* [Direction]: Look for the line containing "Clone this chart in Altair." and the line containing "df = pd.DataFrame(rows)"; retype them and all lines between, exactly, and leave out the pictures.

* [Given entries]:
┌──
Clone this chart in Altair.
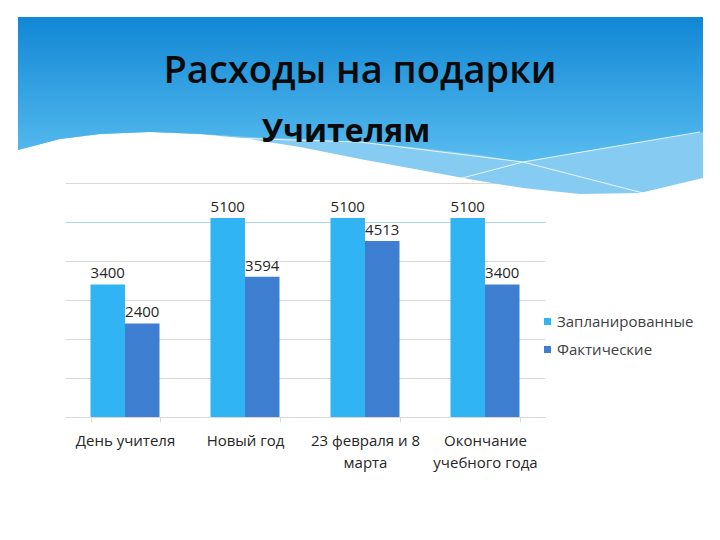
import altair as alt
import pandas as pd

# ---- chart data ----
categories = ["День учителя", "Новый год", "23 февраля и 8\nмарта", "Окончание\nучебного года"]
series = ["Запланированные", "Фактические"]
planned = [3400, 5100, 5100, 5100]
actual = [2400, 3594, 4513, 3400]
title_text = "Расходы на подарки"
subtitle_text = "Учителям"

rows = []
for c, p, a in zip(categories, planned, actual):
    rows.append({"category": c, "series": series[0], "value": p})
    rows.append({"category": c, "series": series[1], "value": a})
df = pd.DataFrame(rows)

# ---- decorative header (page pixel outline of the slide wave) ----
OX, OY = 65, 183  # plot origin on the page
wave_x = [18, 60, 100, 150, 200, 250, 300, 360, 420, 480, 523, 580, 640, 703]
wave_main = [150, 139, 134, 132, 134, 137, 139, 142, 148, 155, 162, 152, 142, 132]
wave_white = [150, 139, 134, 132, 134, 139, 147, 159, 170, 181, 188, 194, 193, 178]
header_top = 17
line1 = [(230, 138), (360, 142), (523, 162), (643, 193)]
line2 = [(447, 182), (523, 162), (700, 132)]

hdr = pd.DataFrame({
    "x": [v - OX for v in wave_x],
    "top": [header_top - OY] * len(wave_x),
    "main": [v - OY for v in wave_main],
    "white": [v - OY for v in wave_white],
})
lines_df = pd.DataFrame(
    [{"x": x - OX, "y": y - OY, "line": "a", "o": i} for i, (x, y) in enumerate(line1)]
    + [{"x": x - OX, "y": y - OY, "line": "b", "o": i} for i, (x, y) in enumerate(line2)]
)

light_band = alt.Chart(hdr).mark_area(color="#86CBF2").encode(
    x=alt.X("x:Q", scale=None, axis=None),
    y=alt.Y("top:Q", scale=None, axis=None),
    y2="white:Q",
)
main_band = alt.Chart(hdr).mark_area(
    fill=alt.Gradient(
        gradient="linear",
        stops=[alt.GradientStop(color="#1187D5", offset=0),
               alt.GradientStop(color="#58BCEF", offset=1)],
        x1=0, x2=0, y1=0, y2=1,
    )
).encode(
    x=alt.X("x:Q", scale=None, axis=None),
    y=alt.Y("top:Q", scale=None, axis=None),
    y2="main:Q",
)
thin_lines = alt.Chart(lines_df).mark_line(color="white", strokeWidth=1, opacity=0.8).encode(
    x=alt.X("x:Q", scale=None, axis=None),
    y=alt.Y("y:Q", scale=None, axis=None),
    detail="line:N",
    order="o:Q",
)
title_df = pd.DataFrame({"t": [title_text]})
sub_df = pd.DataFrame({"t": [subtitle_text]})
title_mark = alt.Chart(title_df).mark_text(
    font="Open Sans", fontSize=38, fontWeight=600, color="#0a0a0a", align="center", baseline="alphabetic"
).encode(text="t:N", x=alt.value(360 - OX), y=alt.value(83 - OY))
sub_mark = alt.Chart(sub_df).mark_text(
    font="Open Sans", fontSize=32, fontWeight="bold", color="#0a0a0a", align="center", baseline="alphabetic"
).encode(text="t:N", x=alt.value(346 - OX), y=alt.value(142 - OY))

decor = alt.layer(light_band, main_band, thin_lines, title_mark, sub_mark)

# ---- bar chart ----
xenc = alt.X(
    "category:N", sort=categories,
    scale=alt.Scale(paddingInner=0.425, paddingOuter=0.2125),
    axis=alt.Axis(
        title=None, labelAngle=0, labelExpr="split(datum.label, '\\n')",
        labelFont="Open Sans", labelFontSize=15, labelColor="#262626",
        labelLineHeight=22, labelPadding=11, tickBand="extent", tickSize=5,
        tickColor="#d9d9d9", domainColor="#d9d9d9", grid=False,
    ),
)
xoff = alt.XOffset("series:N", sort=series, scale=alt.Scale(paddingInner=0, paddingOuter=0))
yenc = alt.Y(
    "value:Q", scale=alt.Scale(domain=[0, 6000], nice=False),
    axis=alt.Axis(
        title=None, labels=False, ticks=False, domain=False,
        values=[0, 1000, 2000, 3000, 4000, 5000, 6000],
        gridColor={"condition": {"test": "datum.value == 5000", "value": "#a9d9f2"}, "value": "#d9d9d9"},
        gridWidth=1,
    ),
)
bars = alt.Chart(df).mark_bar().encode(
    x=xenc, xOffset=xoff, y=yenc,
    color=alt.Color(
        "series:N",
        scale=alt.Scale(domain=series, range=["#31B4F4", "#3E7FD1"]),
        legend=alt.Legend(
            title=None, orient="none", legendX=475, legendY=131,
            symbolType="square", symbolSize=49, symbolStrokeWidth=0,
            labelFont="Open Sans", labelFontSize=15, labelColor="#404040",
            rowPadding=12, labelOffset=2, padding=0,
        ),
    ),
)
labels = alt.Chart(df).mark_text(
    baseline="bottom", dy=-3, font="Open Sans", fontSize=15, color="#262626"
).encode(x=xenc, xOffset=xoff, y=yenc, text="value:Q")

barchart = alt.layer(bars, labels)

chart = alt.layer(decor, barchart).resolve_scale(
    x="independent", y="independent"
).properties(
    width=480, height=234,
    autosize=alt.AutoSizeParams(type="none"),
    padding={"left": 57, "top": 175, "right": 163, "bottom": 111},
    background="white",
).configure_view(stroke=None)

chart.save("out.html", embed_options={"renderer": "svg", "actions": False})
└──
┌──
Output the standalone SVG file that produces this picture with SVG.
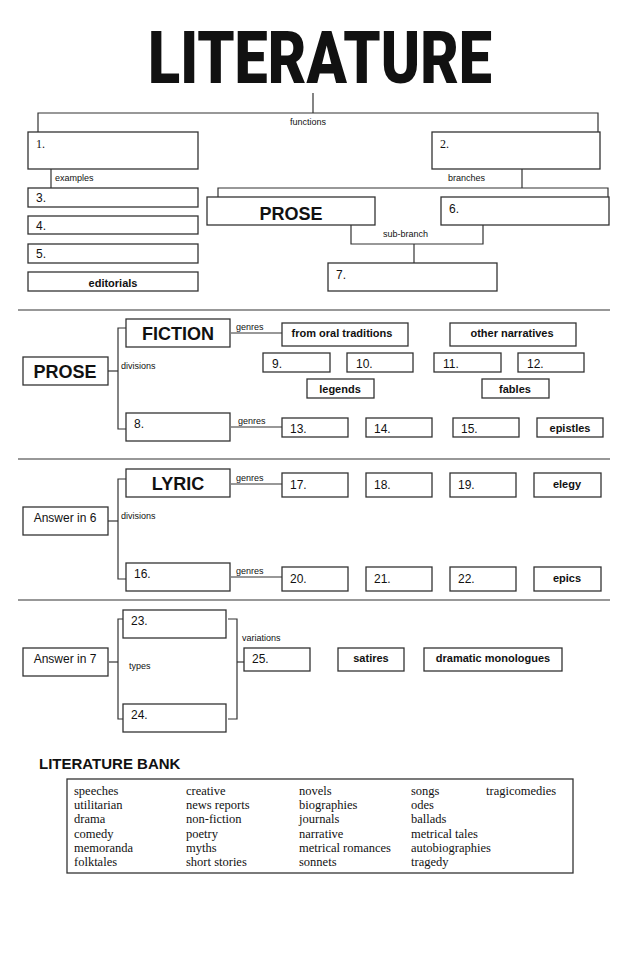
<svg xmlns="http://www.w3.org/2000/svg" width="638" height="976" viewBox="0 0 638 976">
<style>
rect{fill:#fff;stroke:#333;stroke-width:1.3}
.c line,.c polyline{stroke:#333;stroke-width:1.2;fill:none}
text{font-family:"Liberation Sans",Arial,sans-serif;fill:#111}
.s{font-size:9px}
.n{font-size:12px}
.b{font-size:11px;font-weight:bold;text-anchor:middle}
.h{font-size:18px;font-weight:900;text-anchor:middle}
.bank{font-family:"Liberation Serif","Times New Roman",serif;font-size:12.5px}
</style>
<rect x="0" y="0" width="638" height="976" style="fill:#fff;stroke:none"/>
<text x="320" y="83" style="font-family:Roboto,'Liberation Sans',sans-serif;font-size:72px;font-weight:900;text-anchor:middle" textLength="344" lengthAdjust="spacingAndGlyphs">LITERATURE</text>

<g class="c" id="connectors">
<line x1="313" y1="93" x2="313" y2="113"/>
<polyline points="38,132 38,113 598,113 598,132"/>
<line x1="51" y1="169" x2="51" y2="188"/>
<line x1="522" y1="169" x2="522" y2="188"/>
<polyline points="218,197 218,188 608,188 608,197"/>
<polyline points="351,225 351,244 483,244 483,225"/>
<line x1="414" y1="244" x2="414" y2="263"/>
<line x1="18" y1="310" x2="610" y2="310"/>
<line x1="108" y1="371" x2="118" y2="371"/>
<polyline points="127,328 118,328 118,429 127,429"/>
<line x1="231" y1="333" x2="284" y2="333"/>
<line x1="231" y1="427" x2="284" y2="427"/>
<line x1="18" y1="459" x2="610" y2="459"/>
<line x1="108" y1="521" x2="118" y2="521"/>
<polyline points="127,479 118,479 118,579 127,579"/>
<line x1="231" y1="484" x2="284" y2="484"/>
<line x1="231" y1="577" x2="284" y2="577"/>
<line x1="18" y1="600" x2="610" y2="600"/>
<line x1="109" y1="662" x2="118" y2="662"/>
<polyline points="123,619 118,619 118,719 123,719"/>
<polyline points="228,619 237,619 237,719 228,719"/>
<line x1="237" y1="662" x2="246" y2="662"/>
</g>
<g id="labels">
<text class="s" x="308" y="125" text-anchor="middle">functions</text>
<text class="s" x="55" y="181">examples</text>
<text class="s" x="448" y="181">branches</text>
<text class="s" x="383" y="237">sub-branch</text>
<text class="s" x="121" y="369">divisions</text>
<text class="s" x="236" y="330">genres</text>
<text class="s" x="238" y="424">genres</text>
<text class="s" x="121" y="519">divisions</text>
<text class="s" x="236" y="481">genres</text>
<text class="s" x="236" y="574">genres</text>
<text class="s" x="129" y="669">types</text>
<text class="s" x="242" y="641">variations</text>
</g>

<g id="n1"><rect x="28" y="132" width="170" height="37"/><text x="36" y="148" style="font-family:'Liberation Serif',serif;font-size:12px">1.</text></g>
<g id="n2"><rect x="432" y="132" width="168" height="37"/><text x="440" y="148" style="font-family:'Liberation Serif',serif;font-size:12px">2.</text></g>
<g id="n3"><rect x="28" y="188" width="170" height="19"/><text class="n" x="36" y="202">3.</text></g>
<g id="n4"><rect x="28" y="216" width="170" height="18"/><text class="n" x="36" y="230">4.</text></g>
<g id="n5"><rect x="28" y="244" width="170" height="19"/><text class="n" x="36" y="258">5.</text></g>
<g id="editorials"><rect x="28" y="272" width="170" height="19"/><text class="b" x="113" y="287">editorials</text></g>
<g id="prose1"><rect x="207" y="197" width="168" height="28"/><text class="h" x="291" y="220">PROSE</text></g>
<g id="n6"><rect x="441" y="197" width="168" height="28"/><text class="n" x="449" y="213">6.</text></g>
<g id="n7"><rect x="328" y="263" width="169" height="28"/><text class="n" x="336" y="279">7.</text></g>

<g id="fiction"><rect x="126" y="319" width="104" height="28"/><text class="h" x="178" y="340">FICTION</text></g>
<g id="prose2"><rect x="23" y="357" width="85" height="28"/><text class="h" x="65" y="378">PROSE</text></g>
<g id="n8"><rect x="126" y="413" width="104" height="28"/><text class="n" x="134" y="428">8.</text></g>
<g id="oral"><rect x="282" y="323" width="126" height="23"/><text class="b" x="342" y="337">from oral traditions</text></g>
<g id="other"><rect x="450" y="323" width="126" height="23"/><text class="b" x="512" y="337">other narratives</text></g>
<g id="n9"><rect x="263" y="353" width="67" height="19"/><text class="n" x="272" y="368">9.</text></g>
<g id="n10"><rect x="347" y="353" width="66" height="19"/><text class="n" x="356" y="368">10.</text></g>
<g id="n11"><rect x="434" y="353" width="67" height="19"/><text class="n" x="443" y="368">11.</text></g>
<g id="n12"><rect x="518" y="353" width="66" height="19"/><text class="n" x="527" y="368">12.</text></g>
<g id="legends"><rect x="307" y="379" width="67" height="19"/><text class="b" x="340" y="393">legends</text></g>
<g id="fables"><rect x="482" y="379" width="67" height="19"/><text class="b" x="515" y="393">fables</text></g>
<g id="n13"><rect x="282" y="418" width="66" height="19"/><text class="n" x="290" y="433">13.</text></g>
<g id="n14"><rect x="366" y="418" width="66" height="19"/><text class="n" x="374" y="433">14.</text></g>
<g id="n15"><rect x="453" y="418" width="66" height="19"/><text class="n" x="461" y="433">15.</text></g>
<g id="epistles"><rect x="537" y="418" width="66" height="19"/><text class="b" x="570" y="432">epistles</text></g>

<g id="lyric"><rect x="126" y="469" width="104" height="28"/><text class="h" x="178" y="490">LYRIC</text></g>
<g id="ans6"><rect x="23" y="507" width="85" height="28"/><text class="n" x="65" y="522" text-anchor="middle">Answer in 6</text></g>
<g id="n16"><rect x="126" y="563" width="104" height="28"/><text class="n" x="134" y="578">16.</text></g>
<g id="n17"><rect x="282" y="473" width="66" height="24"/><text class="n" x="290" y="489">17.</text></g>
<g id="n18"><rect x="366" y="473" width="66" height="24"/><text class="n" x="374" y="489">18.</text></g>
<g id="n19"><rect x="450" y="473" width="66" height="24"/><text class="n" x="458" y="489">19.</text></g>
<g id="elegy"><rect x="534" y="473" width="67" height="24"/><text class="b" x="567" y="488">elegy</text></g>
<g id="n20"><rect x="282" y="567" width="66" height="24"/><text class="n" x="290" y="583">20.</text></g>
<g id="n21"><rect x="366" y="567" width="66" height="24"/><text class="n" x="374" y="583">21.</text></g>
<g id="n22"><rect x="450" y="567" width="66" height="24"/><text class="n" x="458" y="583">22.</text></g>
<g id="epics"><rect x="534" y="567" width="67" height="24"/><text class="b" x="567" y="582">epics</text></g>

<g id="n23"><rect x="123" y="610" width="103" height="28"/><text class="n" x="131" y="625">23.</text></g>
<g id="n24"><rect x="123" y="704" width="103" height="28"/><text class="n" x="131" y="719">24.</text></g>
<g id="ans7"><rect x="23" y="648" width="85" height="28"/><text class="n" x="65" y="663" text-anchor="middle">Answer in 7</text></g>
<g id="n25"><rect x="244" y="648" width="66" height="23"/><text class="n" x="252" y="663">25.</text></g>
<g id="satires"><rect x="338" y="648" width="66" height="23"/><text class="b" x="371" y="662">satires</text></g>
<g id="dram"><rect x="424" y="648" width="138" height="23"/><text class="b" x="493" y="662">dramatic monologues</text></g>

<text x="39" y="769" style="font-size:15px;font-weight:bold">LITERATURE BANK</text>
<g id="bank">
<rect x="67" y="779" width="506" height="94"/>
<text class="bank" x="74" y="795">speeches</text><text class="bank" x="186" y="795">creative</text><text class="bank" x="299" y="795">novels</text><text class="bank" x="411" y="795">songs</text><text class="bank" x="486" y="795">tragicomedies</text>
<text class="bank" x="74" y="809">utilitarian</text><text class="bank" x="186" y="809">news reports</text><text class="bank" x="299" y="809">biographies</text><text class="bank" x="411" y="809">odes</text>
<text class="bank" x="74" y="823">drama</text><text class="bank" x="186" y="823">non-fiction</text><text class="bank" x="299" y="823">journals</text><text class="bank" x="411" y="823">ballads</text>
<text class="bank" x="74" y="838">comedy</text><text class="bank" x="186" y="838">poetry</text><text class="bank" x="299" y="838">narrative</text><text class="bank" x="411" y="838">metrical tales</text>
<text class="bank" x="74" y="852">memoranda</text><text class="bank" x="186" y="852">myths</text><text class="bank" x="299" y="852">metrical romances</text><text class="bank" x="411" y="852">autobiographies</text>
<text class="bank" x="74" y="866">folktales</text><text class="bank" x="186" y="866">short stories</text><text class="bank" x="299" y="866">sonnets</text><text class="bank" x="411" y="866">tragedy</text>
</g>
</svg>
└──
* [Right answer]:
Clone this chart in Altair.
import altair as alt
import pandas as pd

# ---- chart data ----
categories = ["День учителя", "Новый год", "23 февраля и 8\nмарта", "Окончание\nучебного года"]
series = ["Запланированные", "Фактические"]
planned = [3400, 5100, 5100, 5100]
actual = [2400, 3594, 4513, 3400]
title_text = "Расходы на подарки"
subtitle_text = "Учителям"

rows = []
for c, p, a in zip(categories, planned, actual):
    rows.append({"category": c, "series": series[0], "value": p})
    rows.append({"category": c, "series": series[1], "value": a})
df = pd.DataFrame(rows)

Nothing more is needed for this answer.